When Solomon was born, the prophet Nathan nicknamed Solomon. You know what he nicknamed him? Jebediah. It means "loved of God". It tells us in the Bible that when Solomon was an infant, God set his love on him. Solomon? Sexual sin, multiple wives, pride, idolatry, foolishness. His live was full of all of that. But God set his love on him. God delighted to love Solomon graciously. Years after Solomon, Nehemiah came along returning from Persia to rebuild the walls of Jerusalem. And when Nehemiah discovered the Israelites who came back was starting to marry foreign wives, got back into idolatry, a few of them started that direction, he outlawed it. He said this, "Did not Solomon, king of Israel, sin regarding these things?" You don't wanna do what he did. You don't wanna fall into the judgment that that brings. "Yet among the many nations there was no king like him. He was loved by his God." Amazing that Nehemiah points out Solomon as a bad example, and yet says "he was loved by his God". In the midst of holding up Solomon as a negative example, not to be emulated, is it affirmed that God loved him. And you know what? It is sinners that God loves, and sets his love upon. Sinners like you and me, God loves whom he will in spite of our sin. Isn't that cause for rejoicing? When he chooses to love redemptively. When he chooses to love savingly. When he chooses to love eternally. He fully forgives, and never releases from that love. Oh, by the way, it also says in 1 Kings 33, that "Solomon loved the Lord." And we love him, because he first loved us.
Join me in prayer. Our father, we remember the Lord, Jesus on the cross.
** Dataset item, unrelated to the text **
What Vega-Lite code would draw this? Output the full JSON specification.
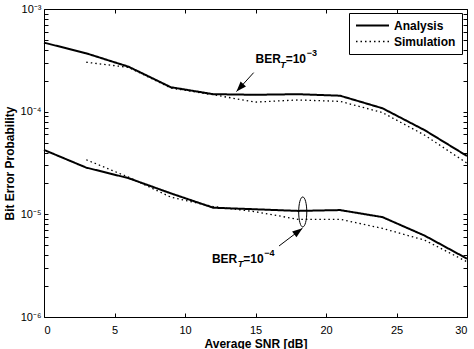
{
  "$schema": "https://vega.github.io/schema/vega-lite/v6.json",
  "width": 423,
  "height": 308,
  "autosize": {"type": "none"},
  "padding": {"left": 44, "top": 9, "right": 7, "bottom": 32},
  "config": {
    "view": {"stroke": "#000", "strokeWidth": 1},
    "font": "Liberation Sans",
    "axis": {
      "grid": false,
      "domain": false,
      "tickColor": "#000",
      "tickSize": -4,
      "tickWidth": 1,
      "labelColor": "#000",
      "labelFontSize": 11,
      "labelFont": "Liberation Sans",
      "titleFont": "Liberation Sans",
      "titleColor": "#000",
      "titleFontSize": 12,
      "titleFontWeight": "bold"
    }
  },
  "datasets": {
    "curves": [
      {"snr": 0, "ber": 4.7e-4, "type": "Analysis", "curve": "A3"},
      {"snr": 3, "ber": 3.7e-4, "type": "Analysis", "curve": "A3"},
      {"snr": 6, "ber": 2.74e-4, "type": "Analysis", "curve": "A3"},
      {"snr": 9, "ber": 1.73e-4, "type": "Analysis", "curve": "A3"},
      {"snr": 12, "ber": 1.48e-4, "type": "Analysis", "curve": "A3"},
      {"snr": 15, "ber": 1.46e-4, "type": "Analysis", "curve": "A3"},
      {"snr": 18, "ber": 1.48e-4, "type": "Analysis", "curve": "A3"},
      {"snr": 21, "ber": 1.43e-4, "type": "Analysis", "curve": "A3"},
      {"snr": 24, "ber": 1.08e-4, "type": "Analysis", "curve": "A3"},
      {"snr": 27, "ber": 6.6e-5, "type": "Analysis", "curve": "A3"},
      {"snr": 30, "ber": 3.7e-5, "type": "Analysis", "curve": "A3"},
      {"snr": 3, "ber": 3.03e-4, "type": "Simulation", "curve": "S3"},
      {"snr": 6, "ber": 2.7e-4, "type": "Simulation", "curve": "S3"},
      {"snr": 9, "ber": 1.7e-4, "type": "Simulation", "curve": "S3"},
      {"snr": 12, "ber": 1.46e-4, "type": "Simulation", "curve": "S3"},
      {"snr": 15, "ber": 1.24e-4, "type": "Simulation", "curve": "S3"},
      {"snr": 18, "ber": 1.3e-4, "type": "Simulation", "curve": "S3"},
      {"snr": 21, "ber": 1.26e-4, "type": "Simulation", "curve": "S3"},
      {"snr": 24, "ber": 9.8e-5, "type": "Simulation", "curve": "S3"},
      {"snr": 27, "ber": 5.9e-5, "type": "Simulation", "curve": "S3"},
      {"snr": 30, "ber": 3.15e-5, "type": "Simulation", "curve": "S3"},
      {"snr": 0, "ber": 4.24e-5, "type": "Analysis", "curve": "A4"},
      {"snr": 3, "ber": 2.85e-5, "type": "Analysis", "curve": "A4"},
      {"snr": 6, "ber": 2.25e-5, "type": "Analysis", "curve": "A4"},
      {"snr": 9, "ber": 1.6e-5, "type": "Analysis", "curve": "A4"},
      {"snr": 12, "ber": 1.16e-5, "type": "Analysis", "curve": "A4"},
      {"snr": 15, "ber": 1.12e-5, "type": "Analysis", "curve": "A4"},
      {"snr": 18, "ber": 1.08e-5, "type": "Analysis", "curve": "A4"},
      {"snr": 21, "ber": 1.1e-5, "type": "Analysis", "curve": "A4"},
      {"snr": 24, "ber": 9.4e-6, "type": "Analysis", "curve": "A4"},
      {"snr": 27, "ber": 6.2e-6, "type": "Analysis", "curve": "A4"},
      {"snr": 30, "ber": 3.7e-6, "type": "Analysis", "curve": "A4"},
      {"snr": 3, "ber": 3.4e-5, "type": "Simulation", "curve": "S4"},
      {"snr": 6, "ber": 2.3e-5, "type": "Simulation", "curve": "S4"},
      {"snr": 9, "ber": 1.47e-5, "type": "Simulation", "curve": "S4"},
      {"snr": 12, "ber": 1.19e-5, "type": "Simulation", "curve": "S4"},
      {"snr": 15, "ber": 1.06e-5, "type": "Simulation", "curve": "S4"},
      {"snr": 18, "ber": 8.95e-6, "type": "Simulation", "curve": "S4"},
      {"snr": 21, "ber": 8.95e-6, "type": "Simulation", "curve": "S4"},
      {"snr": 24, "ber": 7.3e-6, "type": "Simulation", "curve": "S4"},
      {"snr": 27, "ber": 5.6e-6, "type": "Simulation", "curve": "S4"},
      {"snr": 30, "ber": 3.45e-6, "type": "Simulation", "curve": "S4"}
    ],
    "labels": [
      {"x": 15.0, "y": 2.95e-4, "t": "BER", "k": "main"},
      {"x": 16.75, "y": 2.69e-4, "t": "T", "k": "sub"},
      {"x": 17.14, "y": 2.95e-4, "t": "=10", "k": "main"},
      {"x": 18.63, "y": 3.48e-4, "t": "−3", "k": "sup"},
      {"x": 11.91, "y": 3.34e-6, "t": "BER", "k": "main"},
      {"x": 13.74, "y": 3.06e-6, "t": "T", "k": "sub"},
      {"x": 14.13, "y": 3.34e-6, "t": "=10", "k": "main"},
      {"x": 15.62, "y": 3.95e-6, "t": "−4", "k": "sup"}
    ],
    "arrows": [
      {"id": "a1", "x": 14.87, "y": 2.4e-4, "x2": 13.65, "y2": 1.57e-4},
      {"id": "a2", "x": 16.67, "y": 4.92e-6, "x2": 18.33, "y2": 7.32e-6}
    ],
    "ellipse": [{"x": 18.35, "y": 1.055e-5}]
  },
  "layer": [
    {
      "data": {"name": "curves"},
      "mark": {"type": "line", "color": "#000", "strokeJoin": "round"},
      "encoding": {
        "x": {
          "field": "snr", "type": "quantitative",
          "scale": {"domain": [0, 30], "nice": false, "zero": false},
          "axis": {
            "orient": "bottom", "values": [0, 5, 10, 15, 20, 25, 30],
            "title": "Average SNR [dB]", "labelPadding": 11,
            "titleX": 211.5, "titleY": 30, "titleBaseline": "alphabetic", "titleAnchor": "middle", "titleAlign": "center"
          }
        },
        "y": {
          "field": "ber", "type": "quantitative",
          "scale": {"type": "log", "domain": [1e-6, 1e-3], "nice": false},
          "axis": {
            "orient": "left",
            "values": [1e-6, 2e-6, 3e-6, 4e-6, 5e-6, 6e-6, 7e-6, 8e-6, 9e-6, 1e-5, 2e-5, 3e-5, 4e-5, 5e-5, 6e-5, 7e-5, 8e-5, 9e-5, 1e-4, 2e-4, 3e-4, 4e-4, 5e-4, 6e-4, 7e-4, 8e-4, 9e-4, 1e-3],
            "labelExpr": "datum.value===0.001?'10⁻³':datum.value===0.0001?'10⁻⁴':datum.value===0.00001?'10⁻⁵':datum.value===0.000001?'10⁻⁶':''",
            "labelPadding": 7,
            "title": "Bit Error Probability",
            "titleAngle": -90, "titleX": -35, "titleY": 154, "titleAlign": "center", "titleBaseline": "middle"
          }
        },
        "strokeDash": {
          "field": "type", "type": "nominal",
          "scale": {"domain": ["Analysis", "Simulation"], "range": [[1, 0], [1.5, 3]]},
          "legend": {
            "orient": "none", "legendX": 305, "legendY": 4,
            "title": null, "strokeColor": "#000", "fillColor": "#fff",
            "padding": 6, "cornerRadius": 0,
            "symbolType": "M-1,0H5", "symbolSize": 121, "symbolStrokeColor": "#000", "symbolFillColor": "transparent",
            "labelFontSize": 12, "labelFontWeight": "bold", "labelColor": "#000", "labelFont": "Liberation Sans",
            "labelOffset": 26, "rowPadding": 3
          }
        },
        "strokeWidth": {
          "field": "type", "type": "nominal",
          "scale": {"domain": ["Analysis", "Simulation"], "range": [2, 1.3]},
          "legend": {
            "orient": "none", "legendX": 305, "legendY": 4,
            "title": null, "strokeColor": "#000", "fillColor": "#fff",
            "padding": 6, "cornerRadius": 0,
            "symbolType": "M-1,0H5", "symbolSize": 121, "symbolStrokeColor": "#000", "symbolFillColor": "transparent",
            "labelFontSize": 12, "labelFontWeight": "bold", "labelColor": "#000", "labelFont": "Liberation Sans",
            "labelOffset": 26, "rowPadding": 3
          }
        },
        "detail": {"field": "curve", "type": "nominal"}
      }
    },
    {
      "data": {"name": "curves"},
      "mark": {"type": "point", "opacity": 0},
      "encoding": {
        "x": {
          "field": "snr", "type": "quantitative",
          "scale": {"domain": [0, 30], "nice": false, "zero": false},
          "axis": {"orient": "top", "values": [0, 5, 10, 15, 20, 25, 30], "labels": false, "title": null}
        },
        "y": {
          "field": "ber", "type": "quantitative",
          "scale": {"type": "log", "domain": [1e-6, 1e-3], "nice": false},
          "axis": {
            "orient": "right", "labels": false, "title": null,
            "values": [1e-6, 2e-6, 3e-6, 4e-6, 5e-6, 6e-6, 7e-6, 8e-6, 9e-6, 1e-5, 2e-5, 3e-5, 4e-5, 5e-5, 6e-5, 7e-5, 8e-5, 9e-5, 1e-4, 2e-4, 3e-4, 4e-4, 5e-4, 6e-4, 7e-4, 8e-4, 9e-4, 1e-3]
          }
        }
      }
    },
    {
      "data": {"name": "arrows"},
      "mark": {"type": "rule", "color": "#000", "strokeWidth": 1},
      "encoding": {
        "x": {"field": "x", "type": "quantitative", "axis": null},
        "y": {"field": "y", "type": "quantitative", "scale": {"type": "log"}, "axis": null},
        "x2": {"field": "x2"},
        "y2": {"field": "y2"}
      }
    },
    {
      "data": {"name": "arrows"},
      "transform": [{"filter": "datum.id === 'a1'"}],
      "mark": {"type": "point", "shape": "M0,0L0.6,1.7L-0.6,1.7Z", "size": 144, "filled": true, "color": "#000", "opacity": 1, "angle": 222},
      "encoding": {
        "x": {"field": "x2", "type": "quantitative", "axis": null},
        "y": {"field": "y2", "type": "quantitative", "scale": {"type": "log"}, "axis": null}
      }
    },
    {
      "data": {"name": "arrows"},
      "transform": [{"filter": "datum.id === 'a2'"}],
      "mark": {"type": "point", "shape": "M0,0L0.6,1.7L-0.6,1.7Z", "size": 144, "filled": true, "color": "#000", "opacity": 1, "angle": 53},
      "encoding": {
        "x": {"field": "x2", "type": "quantitative", "axis": null},
        "y": {"field": "y2", "type": "quantitative", "scale": {"type": "log"}, "axis": null}
      }
    },
    {
      "data": {"name": "ellipse"},
      "mark": {"type": "point", "shape": "M0,-1C0.149,-1 0.27,-0.552 0.27,0C0.27,0.552 0.149,1 0,1C-0.149,1 -0.27,0.552 -0.27,0C-0.27,-0.552 -0.149,-1 0,-1Z", "size": 900, "filled": false, "stroke": "#000", "strokeWidth": 1, "opacity": 1},
      "encoding": {
        "x": {"field": "x", "type": "quantitative", "axis": null},
        "y": {"field": "y", "type": "quantitative", "scale": {"type": "log"}, "axis": null}
      }
    },
    {
      "data": {"name": "labels"},
      "transform": [{"filter": "datum.k === 'main'"}],
      "mark": {"type": "text", "align": "left", "baseline": "alphabetic", "fontSize": 12, "fontWeight": "bold", "font": "Liberation Sans", "color": "#000"},
      "encoding": {
        "x": {"field": "x", "type": "quantitative", "axis": null},
        "y": {"field": "y", "type": "quantitative", "scale": {"type": "log"}, "axis": null},
        "text": {"field": "t"}
      }
    },
    {
      "data": {"name": "labels"},
      "transform": [{"filter": "datum.k === 'sub'"}],
      "mark": {"type": "text", "align": "left", "baseline": "alphabetic", "fontSize": 9, "fontWeight": "bold", "fontStyle": "italic", "font": "Liberation Sans", "color": "#000"},
      "encoding": {
        "x": {"field": "x", "type": "quantitative", "axis": null},
        "y": {"field": "y", "type": "quantitative", "scale": {"type": "log"}, "axis": null},
        "text": {"field": "t"}
      }
    },
    {
      "data": {"name": "labels"},
      "transform": [{"filter": "datum.k === 'sup'"}],
      "mark": {"type": "text", "align": "left", "baseline": "alphabetic", "fontSize": 9, "fontWeight": "bold", "font": "Liberation Sans", "color": "#000"},
      "encoding": {
        "x": {"field": "x", "type": "quantitative", "axis": null},
        "y": {"field": "y", "type": "quantitative", "scale": {"type": "log"}, "axis": null},
        "text": {"field": "t"}
      }
    }
  ],
  "resolve": {"axis": {"x": "independent", "y": "independent"}}
}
Father, forgive them, they don't know what they're doing. And you heard his prayer. And you forgave a thief upon whom you set your saving love. And he was with you that day in paradise. And then you answered his prayer by forgiving a Centurion Soldier who was part of the execution crew. You saved him. And then in the book of Acts, it says many of the priests believed. No doubt, some of the priests who were standing on the hill that the cross, supporting the execution of this chair to the religious status quo. You saved - you penetrated through their darkness and saved them. And on the day of Pentecost, there were 3,000, and soon after that, 5,000 more, and thousands more, and you heard Jesus' prayer, and you saved many who probably were standing on the hill that day, maybe saying "crucify him". Father, we thank you that you penetrate through the rejection, through the hostility, and through the sin, for love savingly sinners, bring them to your staff and to give them eternal life. We are awed by this. We are stunned by it, and we are thrilled by it. We thank you for loving us first, and teaching us to love you in return. In Christ name, we ask, Amen.